Henry Louis Mencken, 1880—1956, known as either the "Bad Boy of Baltimore" or the "Sage of Baltimore," was christened by Murray Rothbard as "The Joyous Libertarian." In an article so entitled in the New Individualist Review in 1962, Rothbard hit the wide public impression that Mencken was but a cynic and nihilist


 
Yet Rothbard, in his brilliant way, saw Mencken as a libertarian and individualist, acing his point by giving insights to Mencken doctrine and quotations from Mencken's sharp pen, à la these:
"The extortions and oppressions of government will go on so long as such bare fraudulence deceives and disarms the victims — so long as they are ready to swallow the immemorial official theory that protesting against the stealings of the archbishop's secretary's nephew's mistress' illegitimate son is a sin against the Holy Ghost."
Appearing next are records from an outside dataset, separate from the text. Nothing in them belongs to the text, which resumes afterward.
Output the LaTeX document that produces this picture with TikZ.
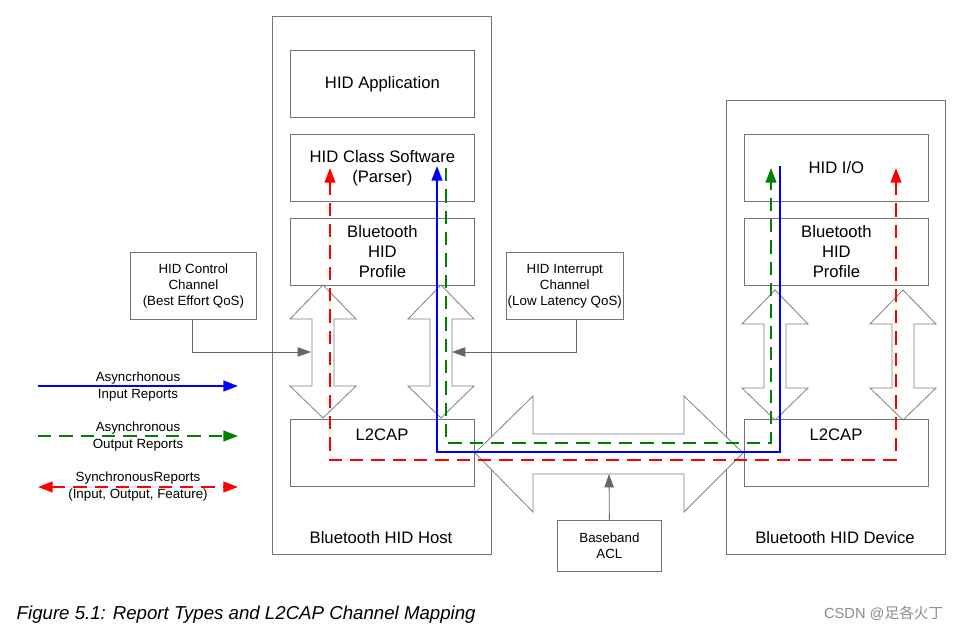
\documentclass[tikz,border=0pt]{standalone}
\usepackage{fontspec}
\setmainfont{Liberation Sans}
\newfontfamily\cjk{Noto Sans CJK SC}
\usetikzlibrary{arrows.meta}
\begin{document}
\begin{tikzpicture}[x=0.75pt,y=-0.75pt,
  box/.style={draw=black!55,line width=0.6pt,fill=white,inner sep=1pt,align=center,font=\fontsize{12.5}{15}\selectfont},
  sbox/.style={box,font=\fontsize{10}{12}\selectfont},
  dbl/.style={draw=black!50,line width=0.6pt,fill=white},
  tip/.style={-{Triangle[length=11pt,width=8pt]}},
  ctl/.style={draw=black!60,line width=0.6pt,-{Triangle[length=10pt,width=7pt]}},
  path/.style={line width=1.6pt},
  dsh/.style={path,dash pattern=on 10pt off 6pt},
  lbl/.style={font=\fontsize{10}{12}\selectfont,align=center}]
\useasboundingbox (0,0) rectangle (960,631);
% containers
\node[box,anchor=north west,minimum width=164.25pt,minimum height=403.5pt] (host) at (272,16) {};
\node[box,anchor=north west,minimum width=164.25pt,minimum height=340.5pt] (dev) at (726,100) {};
\node[box,draw=none,fill=none] (hostl) at (381,538) {Bluetooth HID Host};
\node[box,draw=none,fill=none] (devl) at (835,538) {Bluetooth HID Device};
% inner boxes
\foreach \n/\x/\y/\t in {app/290/50/HID Application, cls/290/134/{HID Class Software\\(Parser)}, prof/290/218/{Bluetooth\\HID\\Profile}, l2h/290/419/{}, io/744/134/{HID I/O}, dprof/744/218/{Bluetooth\\HID\\Profile}, l2d/744/419/{}}
  \node[box,anchor=north west,minimum width=138pt,minimum height=50.25pt] (\n) at (\x,\y) {\t};
\node[box,draw=none,fill=none] (l2ht) at (382,435) {L2CAP};
\node[box,draw=none,fill=none] (l2dt) at (836,435) {L2CAP};
\node[sbox,anchor=north west,minimum width=94.5pt,minimum height=50.25pt] (ctrl) at (130,252) {HID Control\\Channel\\(Best Effort QoS)};
\node[sbox,anchor=north west,minimum width=84pt,minimum height=50.25pt] (intr) at (506,252) {HID Interrupt\\Channel\\(Low Latency QoS)};
\node[sbox,anchor=north west,minimum width=78pt,minimum height=38.25pt] (bb) at (557,520) {Baseband\\ACL};
% vertical double arrows
\foreach \c/\t/\b in {323/285/418, 441/285/418, 775/290/420, 903/290/420}
  \draw[dbl] (\c,\t) -- (\c+33,\t+34) -- (\c+11,\t+34) -- (\c+11,\b-32) -- (\c+33,\b-32) -- (\c,\b)
    -- (\c-33,\b-32) -- (\c-11,\b-32) -- (\c-11,\t+34) -- (\c-33,\t+34) -- cycle;
% horizontal double arrow
\draw[dbl] (475,453) -- (533,396) -- (533,434) -- (684,434) -- (684,396) -- (743,453)
  -- (684,512) -- (684,474) -- (533,474) -- (533,512) -- cycle;
\coordinate (hm) at (609,474);
% control connectors
\coordinate (cin) at (311,352);
\coordinate (iin) at (452,352);
\draw[ctl] (ctrl.south -| 192,0) |- (cin);
\draw[ctl] (intr.south -| 576,0) |- (iin);
\draw[ctl] (bb.north) -- (hm);
% report paths
\draw[dsh,red,{Triangle[length=11pt,width=8pt]}-{Triangle[length=11pt,width=8pt]}] (896,168) -- (896,460) -- (330,460) -- (330,168);
\draw[path,blue,tip] (780,166) -- (780,452) -- (437,452) -- (437,166);
\draw[dsh,green!50!black,tip] (446,168) -- (446,443) -- (771,443) -- (771,168);
% legend
\node[lbl] (la) at (138,378) {Asyncrhonous};
\node[lbl] (lb) at (138,395) {Input Reports};
\coordinate (a1) at (38,386); \coordinate (a2) at (238,386);
\draw[path,blue,tip] (a1) -- (a2);
\node[lbl] (lc) at (138,428) {Asynchronous};
\node[lbl] (ld) at (138,445) {Output Reports};
\coordinate (b1) at (38,436); \coordinate (b2) at (238,436);
\draw[dsh,green!50!black,tip] (b1) -- (b2);
\node[lbl] (le) at (138,478) {SynchronousReports};
\node[lbl] (lf) at (138,495) {(Input, Output, Feature)};
\coordinate (c1) at (38,487); \coordinate (c2) at (238,487);
\draw[dsh,red,{Triangle[length=11pt,width=8pt]}-{Triangle[length=11pt,width=8pt]}] (c1) -- (c2);
% caption
\node[anchor=west,font=\itshape\fontsize{14}{16}\selectfont] (cap) at (12,615) {Figure 5.1: Report Types and L2CAP Channel Mapping};
\node[anchor=east,text=black!45,font=\fontsize{11}{13}\selectfont] (wm) at (948,613) {CSDN @{\cjk 足各火丁}};
\end{tikzpicture}
\end{document}
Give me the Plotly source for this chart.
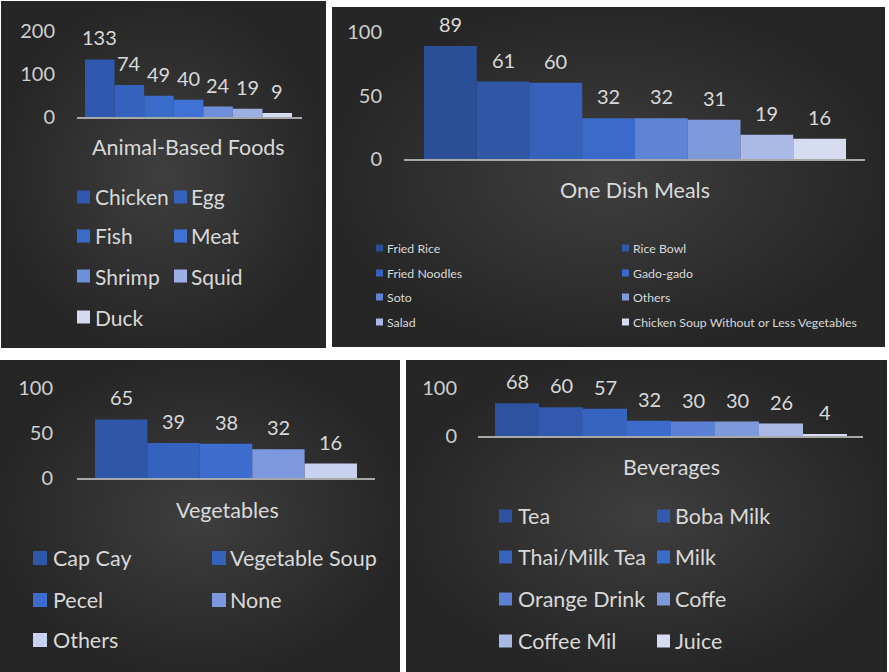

"Democracy is the theory that the common people know what they want, and deserve to get it good and hard."
"The mob is competent to rule the rest of us — but it must be rigorously policed itself."
"Puritanism is the haunting fear that someone, somewhere, may be happy."
The Mencken knack of getting to the heart of the dark matter of widely embraced if not exalted political democracy is seen in his treatment of Abraham Lincoln. Said Lincoln himself then a Congressman in a speech to the House of Representatives on January 12, 1848 when he saw secession as "a most valuable right, a most sacred right, a right which I hope and believe we can liberate the world." Hail Lincoln, if the Forgotten Man of 1848.
That was then, before the Presidential Bug evidently bit the Congressman, before Confederate batteries fired on the Union's Fort Sumter in Charleston's harbor. For by the time of the Civil War such secession sacredness had somehow become a dead letter, the more so when Lincoln went to Gettysburg to dedicate its battlefield as a national monument.
Mencken writing in the May 1920 issue of his Smart Set Magazine extolled the Gettysburg Address as "genuinely stupendous," however adding that "it is poetry, not logic, beauty, not sense." Mencken asked us to see through the strained Lincoln argument — "that government of the people, by the people, for the people," shall not perish from the earth. Sure!
For while Mencken embraced self-determination à la that of Congressman Lincoln in 1848, he was struck by the fact that the Union soldiers were actually fighting against it — against the right of the Confederates to fight for "the right of their people to govern themselves." So Mencken asked his readers:
"What is the practical effect of the battle of Gettysburg? What else than the destruction of the old sovereignty of the states, i.e., but of the people of the States? The Confederates went into battle but to fall under the supervision and veto of the rest of the country — and for nearly 20 years that veto was so effective that they enjoyed scarcely more liberty, in the political sense, than so many convicts in the penitentiary."
Yes, Mencken critics tout Lincoln's Emancipation Proclamation that freed the slaves. Freed? Not quite. For what about the slaves in Union slave-holding states such as Maryland, West Virginia, and Kentucky? Slaves there were passed over — clearly for political reasons. So let's hear the Union side: Damn the Torpedoes! Democracy Forever — on Our Terms!
Woefully not the peaceful terms of the British Parliament led by its M.P. William Wilberforce. His bill and law (1807) reimbursed British slaveowners, so enabling Britain to buy freedom for its slaves by cash, not war — with our Civil War costing, aside from vast debt, more than 600,00 lives in a much smaller population.
No wonder Mencken, Upstairs, is tantalized by Democracy, by its incongruancy, by its politically unrightful, unsacred, and most unsafe goings-on.